Having done more than a few of these shows, that confidence comes more easily than it used to for me. The practice plan, unsurprisingly, involves building volume and intensity in the weeks before, and not needing to overpractice and pick up debilitating fatigue on the days when the rehearsals of such a monster programme will provide the intensity and workload required to have the goods at the end of the week.
The planning, however, is an interesting challenge, and is very programme-specific. We’ll have four players on this show, some pieces having three parts and some four. I’m not shy about having an assistant on a show like this. On the three-trumpet pieces I mark, both in my part and a copy, passages I’d like the assistant to double (usually passages where all three trumpets are in unison, or in octaves I’ll make sure there are two players in each octave), and passages where I’ll lay out entirely (usually accompaniment passages or long notes). I’m also not shy about strategically splitting up passages to make sure it all sounds super strong. Pieces that we do over and over, like the classic Star Wars suite, I’ve got figured out. Others that I’ve never played before require a bit more guesswork, and sometimes some changes at the first rehearsal.

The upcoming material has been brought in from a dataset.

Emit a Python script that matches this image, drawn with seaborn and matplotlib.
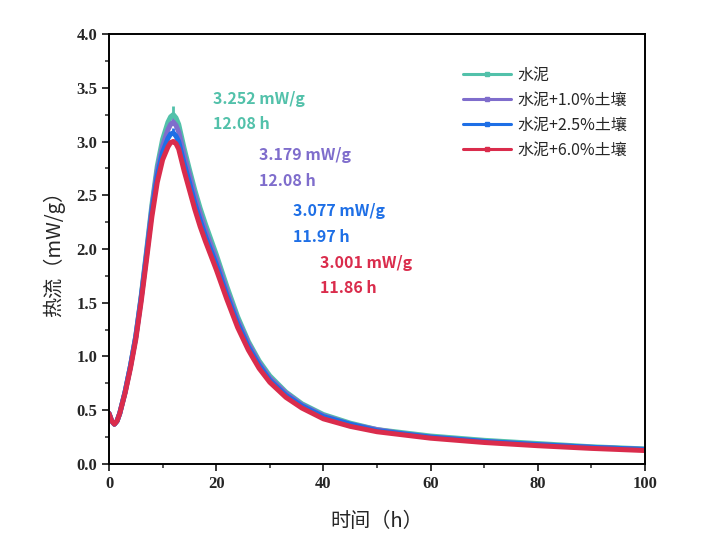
import numpy as np
import pandas as pd
import matplotlib
matplotlib.use("Agg")
import matplotlib.pyplot as plt
from matplotlib.lines import Line2D
from matplotlib.ticker import MultipleLocator
import seaborn as sns

# Données (temps en h, flux de chaleur en mW/g)
time_h = [0, 0.5, 1, 1.5, 2, 3, 4, 5, 6, 7, 8, 9, 10, 11, 11.5, 12, 12.5, 13, 14, 15, 16, 17, 18, 19, 20,
          22, 24, 26, 28, 30, 33, 36, 40, 45, 50, 55, 60, 70, 80, 90, 100]

flow_cement = [0.47, 0.40, 0.37, 0.40, 0.47, 0.67, 0.91, 1.19, 1.56, 1.98, 2.41, 2.77, 3.02, 3.18, 3.23, 3.25,
               3.22, 3.16, 2.94, 2.74, 2.55, 2.38, 2.23, 2.09, 1.95, 1.65, 1.37, 1.14, 0.96, 0.82, 0.67, 0.56,
               0.46, 0.38, 0.32, 0.29, 0.26, 0.22, 0.19, 0.16, 0.14]
flow_soil10 = [0.47, 0.40, 0.37, 0.40, 0.47, 0.67, 0.91, 1.19, 1.55, 1.96, 2.38, 2.73, 2.96, 3.11, 3.16, 3.18,
               3.15, 3.09, 2.88, 2.69, 2.50, 2.33, 2.18, 2.04, 1.91, 1.61, 1.34, 1.12, 0.94, 0.80, 0.66, 0.55,
               0.45, 0.37, 0.32, 0.28, 0.25, 0.21, 0.18, 0.155, 0.135]
flow_soil25 = [0.47, 0.40, 0.37, 0.40, 0.47, 0.67, 0.91, 1.18, 1.54, 1.94, 2.35, 2.68, 2.90, 3.03, 3.07, 3.08,
               3.05, 3.00, 2.80, 2.62, 2.43, 2.27, 2.12, 1.99, 1.86, 1.57, 1.31, 1.09, 0.92, 0.78, 0.64, 0.54,
               0.44, 0.37, 0.31, 0.28, 0.25, 0.21, 0.18, 0.155, 0.135]
flow_soil60 = [0.47, 0.40, 0.37, 0.40, 0.47, 0.66, 0.89, 1.16, 1.51, 1.90, 2.30, 2.62, 2.83, 2.95, 2.99, 3.00,
               2.98, 2.93, 2.73, 2.55, 2.37, 2.21, 2.07, 1.94, 1.81, 1.53, 1.27, 1.06, 0.89, 0.76, 0.62, 0.52,
               0.42, 0.35, 0.30, 0.27, 0.24, 0.20, 0.17, 0.145, 0.125]

labels = ["水泥", "水泥+1.0%土壤", "水泥+2.5%土壤", "水泥+6.0%土壤"]
colors = ["#52C1AA", "#7F6DCC", "#1E6FE6", "#DA2C4C"]
peak_values = ["3.252 mW/g", "3.179 mW/g", "3.077 mW/g", "3.001 mW/g"]
peak_times = ["12.08 h", "12.08 h", "11.97 h", "11.86 h"]
peak_y = [3.25, 3.18, 3.08, 3.00]
peak_err = [0.08, 0.05, 0.05, 0.02]

# Tableau long pour seaborn
series = [flow_cement, flow_soil10, flow_soil25, flow_soil60]
df = pd.concat([pd.DataFrame({"t": time_h, "q": s, "groupe": lab}) for s, lab in zip(series, labels)])

sns.set_style("ticks")
plt.rcParams["font.family"] = ["Noto Sans CJK SC", "DejaVu Sans"]

fig = plt.figure(figsize=(7.06, 5.54), dpi=100)
ax = fig.add_axes([0.1544, 0.1625, 0.7592, 0.7761])

sns.lineplot(data=df, x="t", y="q", hue="groupe", palette=colors, hue_order=labels,
             linewidth=3.6, legend=False, ax=ax, sort=False)

# Barres d'erreur au pic
for i in range(4):
    ax.errorbar([12], [peak_y[i]], yerr=[[0], [peak_err[i]]], color=colors[i],
                elinewidth=2, capsize=0, fmt="none", zorder=1)

# Annotations des pics
ann_x = [19.4, 27.9, 34.4, 39.4]
ann_y = [3.40, 2.87, 2.35, 1.87]
for i in range(4):
    ax.text(ann_x[i], ann_y[i], peak_values[i], color=colors[i], fontsize=11.5,
            fontweight="bold", va="center", ha="left")
    ax.text(ann_x[i], ann_y[i] - 0.235, peak_times[i], color=colors[i], fontsize=11.5,
            fontweight="bold", va="center", ha="left")

ax.set_xlim(0, 100)
ax.set_ylim(0, 4.0)
ax.xaxis.set_major_locator(MultipleLocator(20))
ax.xaxis.set_minor_locator(MultipleLocator(10))
ax.yaxis.set_major_locator(MultipleLocator(0.5))
ax.yaxis.set_minor_locator(MultipleLocator(0.25))
ax.set_yticks(np.arange(0, 4.01, 0.5))
ax.set_yticklabels([f"{v:.1f}" for v in np.arange(0, 4.01, 0.5)])

ax.tick_params(which="major", direction="out", length=5, width=1.3, top=False, right=False)
ax.tick_params(which="minor", direction="out", length=3, width=1.1, top=False, right=False)
for lab in ax.get_xticklabels() + ax.get_yticklabels():
    lab.set_fontfamily("Liberation Serif")
    lab.set_fontweight("bold")
    lab.set_fontsize(12)
for sp in ax.spines.values():
    sp.set_linewidth(1.4)
    sp.set_color("black")

ax.set_xlabel("时间（h）", fontsize=14.5, labelpad=14)
ax.set_ylabel("热流（mW/g）", fontsize=14.5, labelpad=8)

handles = [Line2D([0], [0], color=c, lw=2.2, marker="s", markersize=2.5) for c in colors]
ax.legend(handles, labels, loc="upper right", bbox_to_anchor=(0.993, 0.957), frameon=False,
          fontsize=11.5, handlelength=3.0, handletextpad=0.4, labelspacing=0.5)

plt.savefig("out.png", dpi=100)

One particularly clever bit of programming has gone into this concert: the suite from Robin Hood, by Erich Korngold. Not only is it wonderful film music, but we’re playing it on a regular series concert the week prior. Pops concerts in general get less rehearsal time than classical concerts, even though the music could often use a full rehearsal schedule. This particular programme will effectively get more rehearsal because of the time we will already have spent on Robin Hood.
In a lot of ways a week like this is an extreme challenge, but mentally it’s actually quite straightforward. There aren’t many real changes of gear, I’m pretty much in charge most of the time that I’m playing. Being such a consistently prominent voice lets me focus mostly on executing my part very well, and trusting that my colleagues will follow me. Of course the usual concerns of ensemble and intonation never really go away, but when you’re driving the bus it’s a lot easier to know you’re on track.